Although it still doesn't work yet, settings controlling the long-rumored Ambient Mode for Chromebooks have appeared in the current Chrome OS Canary channel. Controlled by an easily enabled flag, the new options appear in Chrome OS's Personalization menu. At least two different modes are planned: Google Photos and an art gallery.

First spotted by the folks at Chrome Story, the new setting is only live on Chrome OS's current Canary channel release (v83.0.4099.3), so you probably won't find it on your Chromebook. It's also hiding behind a flag (chrome://flags -> Enable Ambient Mode) required for it to work, and that flag was not enabled for us by default.

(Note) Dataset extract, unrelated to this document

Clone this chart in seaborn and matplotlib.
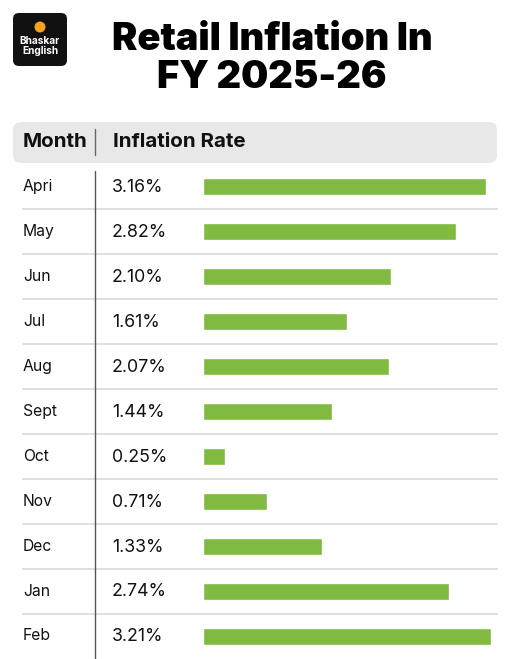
import matplotlib
matplotlib.use("Agg")
import matplotlib.pyplot as plt
import seaborn as sns
import pandas as pd
from matplotlib.patches import FancyBboxPatch, Circle

months = ["Apri", "May", "Jun", "Jul", "Aug", "Sept", "Oct", "Nov", "Dec", "Jan", "Feb"]
rates = [3.16, 2.82, 2.10, 1.61, 2.07, 1.44, 0.25, 0.71, 1.33, 2.74, 3.21]
value_labels = ["3.16%", "2.82%", "2.10%", "1.61%", "2.07%", "1.44%", "0.25%", "0.71%", "1.33%", "2.74%", "3.21%"]
title_lines = ["Retail Inflation In", "FY 2025-26"]
header_month = "Month"
header_rate = "Inflation Rate"

sns.set_theme(style="white")
plt.rcParams['font.family'] = ['Inter', 'DejaVu Sans']

W, H = 512, 659
fig = plt.figure(figsize=(W / 100, H / 100), dpi=100)
fig.patch.set_facecolor("white")

s = 89.65  # px per % unit
x0 = 203
row_h = 44.9
y_first = 187

ax = fig.add_axes([0, 0, 1, 1])
df = pd.DataFrame({"month": months, "rate": rates})
sns.barplot(data=df, x="rate", y="month", orient="h", color="#80ba40",
            saturation=1, width=17 / row_h, ax=ax)
ax.set_xlim(-x0 / s, (W - x0) / s)
ax.set_ylim((H - y_first) / row_h, -y_first / row_h)
ax.axis("off")

def px(xp):
    return (xp - x0) / s

def py(yp):
    return (yp - y_first) / row_h

for i, (m, v) in enumerate(zip(months, value_labels)):
    ax.text(px(23), i, m, ha="left", va="center", fontsize=11.3, color="#111111")
    ax.text(px(112), i + 0.02, v, ha="left", va="center", fontsize=12.8, color="#111111")
for i in range(len(months) - 1):
    ax.plot([px(23), px(497)], [i + 0.5, i + 0.5], color="#dcdcdc", lw=1.3, zorder=0)
ax.plot([px(95), px(95)], [py(171), py(H)], color="#555555", lw=1.0)

# header bar
hdr = FancyBboxPatch((13, H - 163), 484, 41, boxstyle="round,pad=0,rounding_size=8",
                     transform=None, facecolor="#e8e8e8", edgecolor="none")
fig.patches.append(hdr)
fig.text(23 / W, 1 - 142 / H, header_month, ha="left", va="center", fontsize=14.8,
         fontweight="bold", color="#111111")
fig.text(113 / W, 1 - 142 / H, header_rate, ha="left", va="center", fontsize=14.8,
         fontweight="bold", color="#111111")
fig.add_artist(plt.Line2D([95 / W, 95 / W], [1 - 129 / H, 1 - 155 / H], color="#666666", lw=1.0))

# title
for yy, line in zip([40, 78], title_lines):
    fig.text(272 / W, 1 - yy / H, line, ha="center", va="center", fontsize=27.5,
             fontweight="black", color="black")

# logo
logo = FancyBboxPatch((13, H - 66), 54, 53, boxstyle="round,pad=0,rounding_size=6",
                      transform=None, facecolor="#111111", edgecolor="none")
fig.patches.append(logo)
fig.patches.append(Circle((40, H - 27), 5.5, transform=None, facecolor="#f7a21b", edgecolor="none"))
fig.text(40 / W, 1 - 46 / H, "Bhaskar\nEnglish", ha="center", va="center", fontsize=7.3,
         fontweight="bold", color="white", linespacing=1.1)

fig.savefig("out.png", dpi=100)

Options controlling the new Ambient Mode live in Settings -> Personalization -> Ambient mode. From there, you can ostensibly toggle the feature on and off and switch between two different content sources: Google Photos and Art gallery.

If it works anything like the Ambient Modes on Android TV, Chromecasts, Assistant-powered Smart Displays, or supported Android devices, then it will rotate between images in those categories as configured when the device is plugged in but not in use — though that behavior could vary, we don't know yet. Previously, phones and tablets behave a little differently than bigger-screen devices in Ambient Mode, so it will be interesting to see which direction the implementation on Chromebooks goes.

UPDATE: 2020/04/21 8:03am PDT BY SCOTT SCRIVENS

Weather information will come to Chrome OS's long-awaited Ambient Mode

We've been hearing about an Ambient Mode for Chrome OS since July last year, but there's still no sign of a working version. As you can see above, settings for it have appeared in the Canary channel, but it's not functional yet. When it is, there's a good chance there will be a weather widget similar to the one on Ambient Mode for Chromecast and smart displays. A new Chromium Gerrit entry spotted by Chrome Unboxed tells us this is something Google is working on at the moment, but it sounds like its at the prototyping stage. Looks like we'll have to wait a little bit longer for the feature to finally arrive on our Chromebooks.